Set down each line from the one containing "Convert this chart to Chart.js code." to the one containing "const baseline = 50;", inclusive, exactly as written and with nothing further.

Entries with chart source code
=====

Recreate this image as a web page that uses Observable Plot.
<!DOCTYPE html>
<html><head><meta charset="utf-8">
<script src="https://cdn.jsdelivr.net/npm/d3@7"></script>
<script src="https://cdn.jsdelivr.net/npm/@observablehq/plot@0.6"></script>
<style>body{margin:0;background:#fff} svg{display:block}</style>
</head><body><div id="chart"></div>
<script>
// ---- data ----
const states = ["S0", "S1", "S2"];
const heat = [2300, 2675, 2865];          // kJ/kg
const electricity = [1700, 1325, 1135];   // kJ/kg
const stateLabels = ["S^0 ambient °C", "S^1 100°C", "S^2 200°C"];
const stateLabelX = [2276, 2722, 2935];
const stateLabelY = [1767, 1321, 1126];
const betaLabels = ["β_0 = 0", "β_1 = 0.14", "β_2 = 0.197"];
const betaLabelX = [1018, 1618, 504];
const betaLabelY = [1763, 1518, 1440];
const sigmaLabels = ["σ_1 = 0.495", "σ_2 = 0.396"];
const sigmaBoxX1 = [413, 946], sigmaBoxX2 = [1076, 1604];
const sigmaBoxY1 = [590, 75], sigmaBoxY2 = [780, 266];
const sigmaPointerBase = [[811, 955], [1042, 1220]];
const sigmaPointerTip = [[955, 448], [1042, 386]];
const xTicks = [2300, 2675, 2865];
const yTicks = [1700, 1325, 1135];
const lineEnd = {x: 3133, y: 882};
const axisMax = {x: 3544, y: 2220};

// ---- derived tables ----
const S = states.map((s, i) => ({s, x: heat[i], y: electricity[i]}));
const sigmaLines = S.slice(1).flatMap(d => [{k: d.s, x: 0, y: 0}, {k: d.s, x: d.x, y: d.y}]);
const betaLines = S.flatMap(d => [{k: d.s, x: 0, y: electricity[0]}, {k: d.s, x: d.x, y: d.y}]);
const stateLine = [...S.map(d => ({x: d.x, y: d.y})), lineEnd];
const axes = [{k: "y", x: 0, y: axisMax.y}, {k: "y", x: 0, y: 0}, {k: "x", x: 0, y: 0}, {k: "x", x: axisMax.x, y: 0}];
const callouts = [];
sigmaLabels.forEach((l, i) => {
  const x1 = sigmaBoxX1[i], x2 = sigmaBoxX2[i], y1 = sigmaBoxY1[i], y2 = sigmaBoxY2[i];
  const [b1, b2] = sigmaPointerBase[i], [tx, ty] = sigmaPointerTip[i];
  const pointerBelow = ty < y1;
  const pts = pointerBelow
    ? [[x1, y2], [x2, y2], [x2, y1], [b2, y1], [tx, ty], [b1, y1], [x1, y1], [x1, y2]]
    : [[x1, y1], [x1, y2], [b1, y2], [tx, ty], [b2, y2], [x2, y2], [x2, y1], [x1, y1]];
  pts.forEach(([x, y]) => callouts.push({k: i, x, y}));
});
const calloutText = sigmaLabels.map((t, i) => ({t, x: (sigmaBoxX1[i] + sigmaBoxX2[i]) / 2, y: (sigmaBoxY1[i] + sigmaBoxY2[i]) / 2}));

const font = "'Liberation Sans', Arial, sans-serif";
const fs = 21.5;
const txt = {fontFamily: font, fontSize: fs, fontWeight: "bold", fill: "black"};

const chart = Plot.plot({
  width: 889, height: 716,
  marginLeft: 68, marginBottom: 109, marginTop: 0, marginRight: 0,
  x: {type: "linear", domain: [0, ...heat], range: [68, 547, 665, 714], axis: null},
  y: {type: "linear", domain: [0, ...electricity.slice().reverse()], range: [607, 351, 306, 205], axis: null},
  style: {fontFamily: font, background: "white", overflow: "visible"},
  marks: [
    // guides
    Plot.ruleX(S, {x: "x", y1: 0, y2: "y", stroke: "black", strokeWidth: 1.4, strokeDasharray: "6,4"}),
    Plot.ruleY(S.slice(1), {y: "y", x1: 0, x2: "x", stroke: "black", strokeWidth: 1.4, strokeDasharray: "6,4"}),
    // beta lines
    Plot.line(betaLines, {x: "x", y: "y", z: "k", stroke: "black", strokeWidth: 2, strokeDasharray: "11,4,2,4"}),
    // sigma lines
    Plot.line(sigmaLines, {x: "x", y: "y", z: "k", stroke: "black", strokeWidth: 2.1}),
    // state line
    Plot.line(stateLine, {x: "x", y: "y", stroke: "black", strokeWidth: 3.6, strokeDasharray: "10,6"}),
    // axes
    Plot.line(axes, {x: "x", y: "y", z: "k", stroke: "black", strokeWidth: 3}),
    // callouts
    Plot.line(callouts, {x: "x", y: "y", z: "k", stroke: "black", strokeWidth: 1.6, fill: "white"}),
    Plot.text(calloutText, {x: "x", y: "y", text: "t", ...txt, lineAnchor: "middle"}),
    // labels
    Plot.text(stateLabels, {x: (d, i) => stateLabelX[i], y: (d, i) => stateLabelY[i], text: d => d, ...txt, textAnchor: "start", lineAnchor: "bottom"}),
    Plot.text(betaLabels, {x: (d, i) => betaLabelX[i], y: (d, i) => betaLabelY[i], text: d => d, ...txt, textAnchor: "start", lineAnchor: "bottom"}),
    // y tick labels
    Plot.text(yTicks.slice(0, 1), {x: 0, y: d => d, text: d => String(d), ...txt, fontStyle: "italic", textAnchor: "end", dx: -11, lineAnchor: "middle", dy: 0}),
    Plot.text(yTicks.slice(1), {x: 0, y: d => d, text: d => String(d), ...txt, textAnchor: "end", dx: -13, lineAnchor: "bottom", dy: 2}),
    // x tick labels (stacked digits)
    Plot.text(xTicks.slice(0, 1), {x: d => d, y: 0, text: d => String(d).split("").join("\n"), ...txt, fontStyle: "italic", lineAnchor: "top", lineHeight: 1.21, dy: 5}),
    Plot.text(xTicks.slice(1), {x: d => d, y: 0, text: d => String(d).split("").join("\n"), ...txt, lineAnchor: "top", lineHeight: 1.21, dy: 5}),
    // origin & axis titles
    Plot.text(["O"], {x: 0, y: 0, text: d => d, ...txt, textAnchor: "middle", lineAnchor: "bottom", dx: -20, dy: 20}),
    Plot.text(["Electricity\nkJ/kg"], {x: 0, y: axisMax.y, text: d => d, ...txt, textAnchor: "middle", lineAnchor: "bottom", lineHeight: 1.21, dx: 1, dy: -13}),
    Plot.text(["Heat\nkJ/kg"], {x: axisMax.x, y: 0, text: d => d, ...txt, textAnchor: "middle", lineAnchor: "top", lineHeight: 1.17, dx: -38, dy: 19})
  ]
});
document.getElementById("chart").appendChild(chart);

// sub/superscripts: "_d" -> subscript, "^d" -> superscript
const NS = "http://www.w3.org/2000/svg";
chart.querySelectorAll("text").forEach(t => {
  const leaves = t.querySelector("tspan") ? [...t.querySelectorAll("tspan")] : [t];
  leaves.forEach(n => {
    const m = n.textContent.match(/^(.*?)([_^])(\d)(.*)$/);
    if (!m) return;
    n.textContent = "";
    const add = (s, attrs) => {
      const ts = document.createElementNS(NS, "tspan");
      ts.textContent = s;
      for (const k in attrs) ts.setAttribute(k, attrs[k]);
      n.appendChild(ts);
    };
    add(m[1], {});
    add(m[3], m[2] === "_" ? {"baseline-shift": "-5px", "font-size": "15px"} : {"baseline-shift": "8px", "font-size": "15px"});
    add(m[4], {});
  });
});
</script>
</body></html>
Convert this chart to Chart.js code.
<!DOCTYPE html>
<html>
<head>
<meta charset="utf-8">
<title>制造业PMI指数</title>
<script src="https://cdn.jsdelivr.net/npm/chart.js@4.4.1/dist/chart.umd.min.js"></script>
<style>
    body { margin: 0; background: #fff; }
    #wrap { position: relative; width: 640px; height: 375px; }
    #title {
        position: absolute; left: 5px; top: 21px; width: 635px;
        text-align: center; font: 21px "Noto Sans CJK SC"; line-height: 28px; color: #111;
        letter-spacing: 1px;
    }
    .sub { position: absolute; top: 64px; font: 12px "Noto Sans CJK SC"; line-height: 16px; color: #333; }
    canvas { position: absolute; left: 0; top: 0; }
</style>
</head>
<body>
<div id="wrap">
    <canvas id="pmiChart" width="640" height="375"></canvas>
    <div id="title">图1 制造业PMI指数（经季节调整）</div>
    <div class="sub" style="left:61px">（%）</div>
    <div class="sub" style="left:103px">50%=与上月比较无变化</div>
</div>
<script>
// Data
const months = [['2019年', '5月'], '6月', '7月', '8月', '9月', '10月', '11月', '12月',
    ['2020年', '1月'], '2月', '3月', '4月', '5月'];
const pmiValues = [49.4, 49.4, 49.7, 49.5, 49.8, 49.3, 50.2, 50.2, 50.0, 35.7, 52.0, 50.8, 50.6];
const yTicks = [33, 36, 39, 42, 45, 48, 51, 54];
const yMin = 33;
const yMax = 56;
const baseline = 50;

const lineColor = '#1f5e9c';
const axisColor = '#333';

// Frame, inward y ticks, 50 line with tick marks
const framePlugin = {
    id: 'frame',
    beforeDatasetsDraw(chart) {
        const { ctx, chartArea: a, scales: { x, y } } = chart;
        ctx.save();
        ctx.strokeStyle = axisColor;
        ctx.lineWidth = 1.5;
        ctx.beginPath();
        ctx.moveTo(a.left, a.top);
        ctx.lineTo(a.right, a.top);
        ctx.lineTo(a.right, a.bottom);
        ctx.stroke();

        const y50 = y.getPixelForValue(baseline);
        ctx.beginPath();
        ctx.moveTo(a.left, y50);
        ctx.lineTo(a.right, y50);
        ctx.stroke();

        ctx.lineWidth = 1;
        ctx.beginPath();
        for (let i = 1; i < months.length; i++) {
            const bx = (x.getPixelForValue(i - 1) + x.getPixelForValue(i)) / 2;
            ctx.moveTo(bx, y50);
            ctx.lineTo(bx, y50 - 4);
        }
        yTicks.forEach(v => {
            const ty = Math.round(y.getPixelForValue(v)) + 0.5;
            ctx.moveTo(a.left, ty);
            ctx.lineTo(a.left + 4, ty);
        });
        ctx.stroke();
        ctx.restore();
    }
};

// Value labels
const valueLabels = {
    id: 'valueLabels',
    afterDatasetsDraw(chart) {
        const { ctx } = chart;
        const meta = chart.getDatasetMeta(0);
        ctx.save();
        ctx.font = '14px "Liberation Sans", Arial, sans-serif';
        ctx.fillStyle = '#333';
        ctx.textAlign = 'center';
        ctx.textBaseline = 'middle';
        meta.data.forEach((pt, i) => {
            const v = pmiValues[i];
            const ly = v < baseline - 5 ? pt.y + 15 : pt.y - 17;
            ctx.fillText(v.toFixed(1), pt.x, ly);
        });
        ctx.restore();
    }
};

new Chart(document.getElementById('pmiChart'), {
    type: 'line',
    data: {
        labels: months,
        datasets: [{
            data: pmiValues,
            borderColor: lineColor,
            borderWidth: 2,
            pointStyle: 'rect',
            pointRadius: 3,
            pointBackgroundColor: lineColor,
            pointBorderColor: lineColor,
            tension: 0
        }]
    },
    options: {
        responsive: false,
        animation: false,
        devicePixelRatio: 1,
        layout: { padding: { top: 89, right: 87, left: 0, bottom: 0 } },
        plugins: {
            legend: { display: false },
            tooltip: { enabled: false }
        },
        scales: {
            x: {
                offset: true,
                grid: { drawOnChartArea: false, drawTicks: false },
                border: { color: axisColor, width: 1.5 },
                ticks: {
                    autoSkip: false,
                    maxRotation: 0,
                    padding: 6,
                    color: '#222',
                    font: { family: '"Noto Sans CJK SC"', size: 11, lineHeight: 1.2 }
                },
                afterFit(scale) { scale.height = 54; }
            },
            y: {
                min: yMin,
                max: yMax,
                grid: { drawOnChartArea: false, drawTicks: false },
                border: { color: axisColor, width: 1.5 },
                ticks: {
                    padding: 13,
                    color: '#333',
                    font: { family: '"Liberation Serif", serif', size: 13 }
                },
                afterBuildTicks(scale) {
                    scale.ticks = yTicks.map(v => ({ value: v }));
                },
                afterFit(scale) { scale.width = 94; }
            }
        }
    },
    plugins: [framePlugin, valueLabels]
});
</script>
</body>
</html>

=====

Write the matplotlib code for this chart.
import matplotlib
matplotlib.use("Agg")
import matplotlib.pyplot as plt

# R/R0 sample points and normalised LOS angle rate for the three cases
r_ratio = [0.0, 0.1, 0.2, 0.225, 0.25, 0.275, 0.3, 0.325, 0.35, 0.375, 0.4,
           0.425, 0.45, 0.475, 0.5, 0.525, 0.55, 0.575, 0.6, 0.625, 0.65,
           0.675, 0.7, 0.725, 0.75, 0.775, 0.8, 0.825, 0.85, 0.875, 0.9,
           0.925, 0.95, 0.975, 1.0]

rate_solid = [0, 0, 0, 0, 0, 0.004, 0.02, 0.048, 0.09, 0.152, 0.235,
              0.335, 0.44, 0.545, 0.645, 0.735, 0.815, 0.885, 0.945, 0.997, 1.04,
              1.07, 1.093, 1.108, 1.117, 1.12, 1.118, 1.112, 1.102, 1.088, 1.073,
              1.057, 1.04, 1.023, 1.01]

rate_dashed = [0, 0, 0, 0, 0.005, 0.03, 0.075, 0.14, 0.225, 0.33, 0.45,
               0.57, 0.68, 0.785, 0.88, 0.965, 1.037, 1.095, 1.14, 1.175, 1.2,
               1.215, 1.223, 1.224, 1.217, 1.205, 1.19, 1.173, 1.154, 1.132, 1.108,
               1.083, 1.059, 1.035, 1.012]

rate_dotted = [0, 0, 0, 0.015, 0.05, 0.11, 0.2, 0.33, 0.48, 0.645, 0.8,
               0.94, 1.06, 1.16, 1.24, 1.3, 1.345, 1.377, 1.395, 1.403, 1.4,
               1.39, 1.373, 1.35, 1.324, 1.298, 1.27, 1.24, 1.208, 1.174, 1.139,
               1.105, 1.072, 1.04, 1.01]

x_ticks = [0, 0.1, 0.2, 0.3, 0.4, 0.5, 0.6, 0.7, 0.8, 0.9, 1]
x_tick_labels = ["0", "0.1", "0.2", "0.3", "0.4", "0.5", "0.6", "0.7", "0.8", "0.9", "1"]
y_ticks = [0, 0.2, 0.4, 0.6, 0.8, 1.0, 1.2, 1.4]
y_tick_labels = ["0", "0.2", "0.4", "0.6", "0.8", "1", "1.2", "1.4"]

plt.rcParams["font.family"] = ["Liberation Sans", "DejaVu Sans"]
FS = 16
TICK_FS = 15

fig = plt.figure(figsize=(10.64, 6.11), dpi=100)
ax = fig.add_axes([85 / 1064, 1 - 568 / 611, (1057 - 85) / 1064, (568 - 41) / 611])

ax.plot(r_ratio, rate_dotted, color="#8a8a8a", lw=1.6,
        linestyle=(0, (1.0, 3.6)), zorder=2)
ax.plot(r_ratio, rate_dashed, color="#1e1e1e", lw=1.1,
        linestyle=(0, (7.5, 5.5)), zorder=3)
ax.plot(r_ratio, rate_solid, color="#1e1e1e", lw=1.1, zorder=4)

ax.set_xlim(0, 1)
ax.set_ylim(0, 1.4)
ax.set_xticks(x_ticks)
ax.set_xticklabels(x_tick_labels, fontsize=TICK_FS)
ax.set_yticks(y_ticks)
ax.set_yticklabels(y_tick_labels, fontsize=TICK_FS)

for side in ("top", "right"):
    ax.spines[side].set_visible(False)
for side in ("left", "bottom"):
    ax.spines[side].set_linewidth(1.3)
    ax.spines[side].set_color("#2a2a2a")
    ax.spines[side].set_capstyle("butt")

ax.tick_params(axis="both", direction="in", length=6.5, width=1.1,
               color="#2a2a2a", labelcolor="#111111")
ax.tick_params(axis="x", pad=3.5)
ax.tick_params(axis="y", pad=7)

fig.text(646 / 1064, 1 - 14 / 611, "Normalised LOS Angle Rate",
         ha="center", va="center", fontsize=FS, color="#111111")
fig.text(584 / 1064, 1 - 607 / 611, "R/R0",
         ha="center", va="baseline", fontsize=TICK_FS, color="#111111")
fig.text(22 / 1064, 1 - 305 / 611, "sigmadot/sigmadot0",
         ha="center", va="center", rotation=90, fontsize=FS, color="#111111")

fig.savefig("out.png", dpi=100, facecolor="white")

=====

__TASK OUTPUT__:
Convert this chart to Chart.js code.
<!DOCTYPE html>
<html>
<head>
<meta charset="utf-8">
<title>制造业PMI指数</title>
<script src="https://cdn.jsdelivr.net/npm/chart.js@4.4.1/dist/chart.umd.min.js"></script>
<style>
    body { margin: 0; background: #fff; }
    #wrap { position: relative; width: 640px; height: 375px; }
    #title {
        position: absolute; left: 5px; top: 21px; width: 635px;
        text-align: center; font: 21px "Noto Sans CJK SC"; line-height: 28px; color: #111;
        letter-spacing: 1px;
    }
    .sub { position: absolute; top: 64px; font: 12px "Noto Sans CJK SC"; line-height: 16px; color: #333; }
    canvas { position: absolute; left: 0; top: 0; }
</style>
</head>
<body>
<div id="wrap">
    <canvas id="pmiChart" width="640" height="375"></canvas>
    <div id="title">图1 制造业PMI指数（经季节调整）</div>
    <div class="sub" style="left:61px">（%）</div>
    <div class="sub" style="left:103px">50%=与上月比较无变化</div>
</div>
<script>
// Data
const months = [['2019年', '5月'], '6月', '7月', '8月', '9月', '10月', '11月', '12月',
    ['2020年', '1月'], '2月', '3月', '4月', '5月'];
const pmiValues = [49.4, 49.4, 49.7, 49.5, 49.8, 49.3, 50.2, 50.2, 50.0, 35.7, 52.0, 50.8, 50.6];
const yTicks = [33, 36, 39, 42, 45, 48, 51, 54];
const yMin = 33;
const yMax = 56;
const baseline = 50;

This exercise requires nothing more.